▸ **Work instructions**
Return, without pictures, the lines from the start of the data through the one that contains "140, 100, 1];".

■ ■ ■

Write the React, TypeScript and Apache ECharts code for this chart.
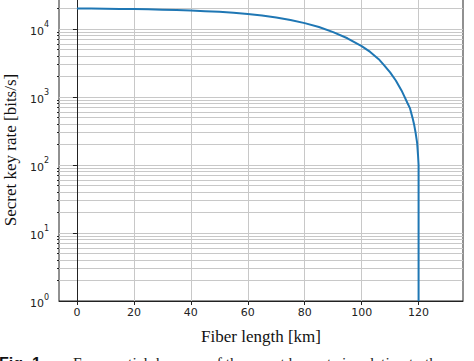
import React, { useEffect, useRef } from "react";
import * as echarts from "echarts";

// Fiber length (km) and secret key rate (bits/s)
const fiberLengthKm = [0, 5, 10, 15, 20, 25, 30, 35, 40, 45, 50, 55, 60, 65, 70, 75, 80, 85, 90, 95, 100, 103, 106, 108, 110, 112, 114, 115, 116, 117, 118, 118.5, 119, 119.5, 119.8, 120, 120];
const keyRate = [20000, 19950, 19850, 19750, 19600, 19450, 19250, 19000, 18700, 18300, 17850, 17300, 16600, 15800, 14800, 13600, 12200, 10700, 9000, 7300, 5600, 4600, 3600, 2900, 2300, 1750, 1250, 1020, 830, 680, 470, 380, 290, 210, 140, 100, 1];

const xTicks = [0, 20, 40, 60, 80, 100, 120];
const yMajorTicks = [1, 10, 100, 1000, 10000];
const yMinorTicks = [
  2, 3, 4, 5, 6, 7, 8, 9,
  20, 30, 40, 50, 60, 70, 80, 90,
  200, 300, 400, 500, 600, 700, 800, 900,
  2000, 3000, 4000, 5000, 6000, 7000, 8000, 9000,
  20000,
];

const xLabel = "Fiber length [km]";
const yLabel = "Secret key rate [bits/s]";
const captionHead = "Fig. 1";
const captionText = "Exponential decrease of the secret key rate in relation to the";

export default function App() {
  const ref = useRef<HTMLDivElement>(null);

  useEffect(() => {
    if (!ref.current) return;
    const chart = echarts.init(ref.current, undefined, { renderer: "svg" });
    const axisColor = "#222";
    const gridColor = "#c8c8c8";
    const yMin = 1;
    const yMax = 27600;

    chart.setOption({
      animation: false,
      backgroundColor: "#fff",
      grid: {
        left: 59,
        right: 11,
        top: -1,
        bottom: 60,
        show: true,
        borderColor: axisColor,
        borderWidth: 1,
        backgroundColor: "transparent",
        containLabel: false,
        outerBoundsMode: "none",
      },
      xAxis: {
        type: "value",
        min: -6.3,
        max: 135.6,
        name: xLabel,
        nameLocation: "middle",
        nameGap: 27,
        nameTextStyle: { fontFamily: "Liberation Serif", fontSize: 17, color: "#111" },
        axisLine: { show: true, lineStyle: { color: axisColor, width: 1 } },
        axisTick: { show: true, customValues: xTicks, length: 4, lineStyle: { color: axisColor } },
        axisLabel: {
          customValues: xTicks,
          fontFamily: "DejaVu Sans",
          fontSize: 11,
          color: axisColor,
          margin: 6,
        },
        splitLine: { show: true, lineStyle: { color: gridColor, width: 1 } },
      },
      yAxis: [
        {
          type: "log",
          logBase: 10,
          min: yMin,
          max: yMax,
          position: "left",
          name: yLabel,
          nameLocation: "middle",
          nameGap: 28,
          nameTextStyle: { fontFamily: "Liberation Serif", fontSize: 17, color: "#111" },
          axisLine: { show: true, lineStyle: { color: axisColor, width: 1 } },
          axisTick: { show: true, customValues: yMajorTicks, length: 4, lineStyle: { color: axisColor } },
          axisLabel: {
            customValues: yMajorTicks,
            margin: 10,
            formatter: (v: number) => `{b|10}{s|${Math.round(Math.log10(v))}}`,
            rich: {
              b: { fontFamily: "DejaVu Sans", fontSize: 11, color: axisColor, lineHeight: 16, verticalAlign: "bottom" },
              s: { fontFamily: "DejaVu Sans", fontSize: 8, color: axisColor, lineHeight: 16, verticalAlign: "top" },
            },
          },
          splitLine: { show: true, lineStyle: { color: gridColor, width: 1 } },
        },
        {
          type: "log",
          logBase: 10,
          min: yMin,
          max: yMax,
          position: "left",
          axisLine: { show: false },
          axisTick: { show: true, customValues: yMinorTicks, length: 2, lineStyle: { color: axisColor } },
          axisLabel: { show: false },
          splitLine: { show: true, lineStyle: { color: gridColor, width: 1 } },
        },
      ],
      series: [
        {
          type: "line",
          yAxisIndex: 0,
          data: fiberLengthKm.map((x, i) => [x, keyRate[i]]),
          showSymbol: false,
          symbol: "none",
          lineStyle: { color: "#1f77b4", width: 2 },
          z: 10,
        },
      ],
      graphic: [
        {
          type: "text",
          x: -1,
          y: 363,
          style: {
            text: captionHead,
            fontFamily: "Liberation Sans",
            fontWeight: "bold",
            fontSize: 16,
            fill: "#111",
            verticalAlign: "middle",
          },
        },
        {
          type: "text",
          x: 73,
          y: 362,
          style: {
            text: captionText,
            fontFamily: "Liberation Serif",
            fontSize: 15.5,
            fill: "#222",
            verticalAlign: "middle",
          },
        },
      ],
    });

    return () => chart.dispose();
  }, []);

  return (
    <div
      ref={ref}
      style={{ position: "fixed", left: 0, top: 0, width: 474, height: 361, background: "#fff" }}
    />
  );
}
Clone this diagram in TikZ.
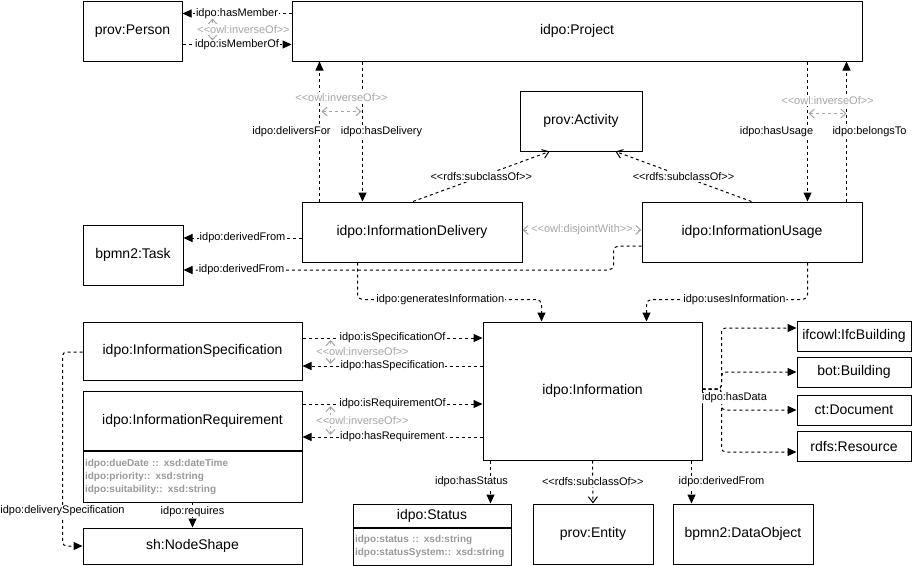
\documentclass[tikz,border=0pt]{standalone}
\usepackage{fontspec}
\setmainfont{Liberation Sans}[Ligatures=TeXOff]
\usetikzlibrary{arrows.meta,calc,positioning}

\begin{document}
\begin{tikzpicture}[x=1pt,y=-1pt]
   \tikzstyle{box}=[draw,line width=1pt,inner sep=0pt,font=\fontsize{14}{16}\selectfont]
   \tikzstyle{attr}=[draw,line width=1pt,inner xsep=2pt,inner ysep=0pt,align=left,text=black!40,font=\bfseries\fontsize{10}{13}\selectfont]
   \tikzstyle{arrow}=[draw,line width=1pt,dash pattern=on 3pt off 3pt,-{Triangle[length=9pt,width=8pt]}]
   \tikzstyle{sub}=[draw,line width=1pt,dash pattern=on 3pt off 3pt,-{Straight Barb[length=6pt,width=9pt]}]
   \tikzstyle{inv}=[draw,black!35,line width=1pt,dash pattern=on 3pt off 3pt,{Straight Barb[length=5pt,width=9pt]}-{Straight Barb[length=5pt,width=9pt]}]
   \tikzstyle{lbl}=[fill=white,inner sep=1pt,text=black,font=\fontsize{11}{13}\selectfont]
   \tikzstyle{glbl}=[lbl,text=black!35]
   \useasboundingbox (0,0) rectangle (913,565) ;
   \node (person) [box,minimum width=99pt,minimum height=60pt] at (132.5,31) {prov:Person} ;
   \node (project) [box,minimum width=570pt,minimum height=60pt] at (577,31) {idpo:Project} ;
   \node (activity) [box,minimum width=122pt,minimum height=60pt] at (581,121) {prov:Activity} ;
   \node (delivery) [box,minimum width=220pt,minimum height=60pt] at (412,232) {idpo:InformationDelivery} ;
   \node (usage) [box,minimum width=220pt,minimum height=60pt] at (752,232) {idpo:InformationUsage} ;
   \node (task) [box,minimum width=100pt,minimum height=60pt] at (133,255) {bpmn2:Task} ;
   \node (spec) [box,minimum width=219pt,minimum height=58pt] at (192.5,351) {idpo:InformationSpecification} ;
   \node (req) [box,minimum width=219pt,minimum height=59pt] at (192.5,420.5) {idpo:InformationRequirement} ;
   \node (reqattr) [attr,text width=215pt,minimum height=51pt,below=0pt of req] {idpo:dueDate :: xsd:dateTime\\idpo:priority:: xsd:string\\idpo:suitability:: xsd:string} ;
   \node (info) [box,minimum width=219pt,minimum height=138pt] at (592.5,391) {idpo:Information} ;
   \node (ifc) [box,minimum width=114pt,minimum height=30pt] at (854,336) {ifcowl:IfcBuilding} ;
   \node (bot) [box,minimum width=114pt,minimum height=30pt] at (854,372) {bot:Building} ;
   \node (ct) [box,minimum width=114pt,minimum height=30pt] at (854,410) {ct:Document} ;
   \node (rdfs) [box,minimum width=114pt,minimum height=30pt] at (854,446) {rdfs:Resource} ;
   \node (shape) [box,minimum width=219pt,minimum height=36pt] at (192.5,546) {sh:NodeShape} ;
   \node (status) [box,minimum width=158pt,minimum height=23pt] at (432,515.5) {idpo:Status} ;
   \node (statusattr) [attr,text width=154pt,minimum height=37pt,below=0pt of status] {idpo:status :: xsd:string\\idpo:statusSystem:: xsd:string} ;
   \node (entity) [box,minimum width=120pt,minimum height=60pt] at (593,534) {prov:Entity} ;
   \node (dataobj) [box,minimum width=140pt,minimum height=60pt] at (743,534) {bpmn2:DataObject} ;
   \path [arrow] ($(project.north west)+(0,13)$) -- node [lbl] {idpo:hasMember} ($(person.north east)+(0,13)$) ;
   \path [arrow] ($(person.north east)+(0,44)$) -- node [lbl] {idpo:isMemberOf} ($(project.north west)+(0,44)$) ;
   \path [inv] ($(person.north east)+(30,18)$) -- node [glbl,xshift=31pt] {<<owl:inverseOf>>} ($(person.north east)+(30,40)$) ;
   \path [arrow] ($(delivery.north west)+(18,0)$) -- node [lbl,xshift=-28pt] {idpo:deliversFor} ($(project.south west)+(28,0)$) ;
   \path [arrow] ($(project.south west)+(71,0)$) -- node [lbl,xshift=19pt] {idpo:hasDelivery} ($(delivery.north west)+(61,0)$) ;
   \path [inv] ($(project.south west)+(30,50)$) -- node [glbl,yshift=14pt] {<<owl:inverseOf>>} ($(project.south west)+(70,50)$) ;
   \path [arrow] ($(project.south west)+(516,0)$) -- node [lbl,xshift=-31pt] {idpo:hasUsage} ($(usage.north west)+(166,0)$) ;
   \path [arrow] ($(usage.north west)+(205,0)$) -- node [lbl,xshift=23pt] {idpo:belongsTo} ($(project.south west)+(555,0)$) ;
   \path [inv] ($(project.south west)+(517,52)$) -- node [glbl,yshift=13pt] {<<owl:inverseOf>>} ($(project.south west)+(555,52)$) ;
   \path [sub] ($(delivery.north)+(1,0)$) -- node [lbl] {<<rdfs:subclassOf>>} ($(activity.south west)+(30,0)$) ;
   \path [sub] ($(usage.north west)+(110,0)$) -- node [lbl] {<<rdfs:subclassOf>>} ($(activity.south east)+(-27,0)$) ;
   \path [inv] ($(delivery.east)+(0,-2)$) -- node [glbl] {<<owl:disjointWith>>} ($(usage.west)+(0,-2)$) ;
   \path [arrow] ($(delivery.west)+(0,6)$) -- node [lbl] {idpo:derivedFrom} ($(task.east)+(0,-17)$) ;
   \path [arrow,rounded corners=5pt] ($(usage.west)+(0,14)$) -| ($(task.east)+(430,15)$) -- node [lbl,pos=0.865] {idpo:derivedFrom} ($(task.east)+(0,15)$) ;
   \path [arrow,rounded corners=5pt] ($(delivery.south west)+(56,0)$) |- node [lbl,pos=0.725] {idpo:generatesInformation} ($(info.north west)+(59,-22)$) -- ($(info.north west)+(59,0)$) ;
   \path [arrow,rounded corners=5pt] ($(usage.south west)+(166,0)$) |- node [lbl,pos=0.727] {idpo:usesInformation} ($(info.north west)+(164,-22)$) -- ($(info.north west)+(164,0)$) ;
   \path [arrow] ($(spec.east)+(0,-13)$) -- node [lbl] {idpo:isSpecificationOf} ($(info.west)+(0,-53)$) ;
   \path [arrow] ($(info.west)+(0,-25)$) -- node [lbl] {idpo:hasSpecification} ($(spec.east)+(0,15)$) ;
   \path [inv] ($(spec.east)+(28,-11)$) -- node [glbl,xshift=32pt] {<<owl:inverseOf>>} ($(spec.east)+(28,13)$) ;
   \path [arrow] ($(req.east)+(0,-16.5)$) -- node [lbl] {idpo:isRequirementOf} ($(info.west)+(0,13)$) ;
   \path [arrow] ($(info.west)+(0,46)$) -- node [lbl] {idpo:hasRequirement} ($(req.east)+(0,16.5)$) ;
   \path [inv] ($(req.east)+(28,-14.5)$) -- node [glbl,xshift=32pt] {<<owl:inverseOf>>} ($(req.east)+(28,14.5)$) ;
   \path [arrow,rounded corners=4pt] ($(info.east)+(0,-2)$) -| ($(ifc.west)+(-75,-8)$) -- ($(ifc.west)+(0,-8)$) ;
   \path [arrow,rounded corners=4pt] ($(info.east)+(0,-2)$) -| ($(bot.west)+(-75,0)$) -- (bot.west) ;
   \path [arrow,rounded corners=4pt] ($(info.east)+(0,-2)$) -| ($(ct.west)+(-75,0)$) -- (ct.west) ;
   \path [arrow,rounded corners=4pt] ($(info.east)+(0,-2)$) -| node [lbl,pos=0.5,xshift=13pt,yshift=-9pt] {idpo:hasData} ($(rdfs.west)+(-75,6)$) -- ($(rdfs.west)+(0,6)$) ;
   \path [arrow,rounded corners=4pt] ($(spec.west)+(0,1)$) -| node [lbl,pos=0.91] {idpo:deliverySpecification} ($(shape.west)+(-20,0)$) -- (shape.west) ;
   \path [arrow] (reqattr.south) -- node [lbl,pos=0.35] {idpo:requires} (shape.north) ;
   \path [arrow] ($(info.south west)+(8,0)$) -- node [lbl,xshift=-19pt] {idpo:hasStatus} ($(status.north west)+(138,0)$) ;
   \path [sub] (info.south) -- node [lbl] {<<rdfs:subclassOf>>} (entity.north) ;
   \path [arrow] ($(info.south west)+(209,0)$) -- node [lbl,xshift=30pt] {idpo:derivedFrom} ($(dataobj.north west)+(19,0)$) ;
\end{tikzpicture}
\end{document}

■ ■ ■

▸ **Written answer**
Write the React, TypeScript and Apache ECharts code for this chart.
import React, { useEffect, useRef } from "react";
import * as echarts from "echarts";

// Fiber length (km) and secret key rate (bits/s)
const fiberLengthKm = [0, 5, 10, 15, 20, 25, 30, 35, 40, 45, 50, 55, 60, 65, 70, 75, 80, 85, 90, 95, 100, 103, 106, 108, 110, 112, 114, 115, 116, 117, 118, 118.5, 119, 119.5, 119.8, 120, 120];
const keyRate = [20000, 19950, 19850, 19750, 19600, 19450, 19250, 19000, 18700, 18300, 17850, 17300, 16600, 15800, 14800, 13600, 12200, 10700, 9000, 7300, 5600, 4600, 3600, 2900, 2300, 1750, 1250, 1020, 830, 680, 470, 380, 290, 210, 140, 100, 1];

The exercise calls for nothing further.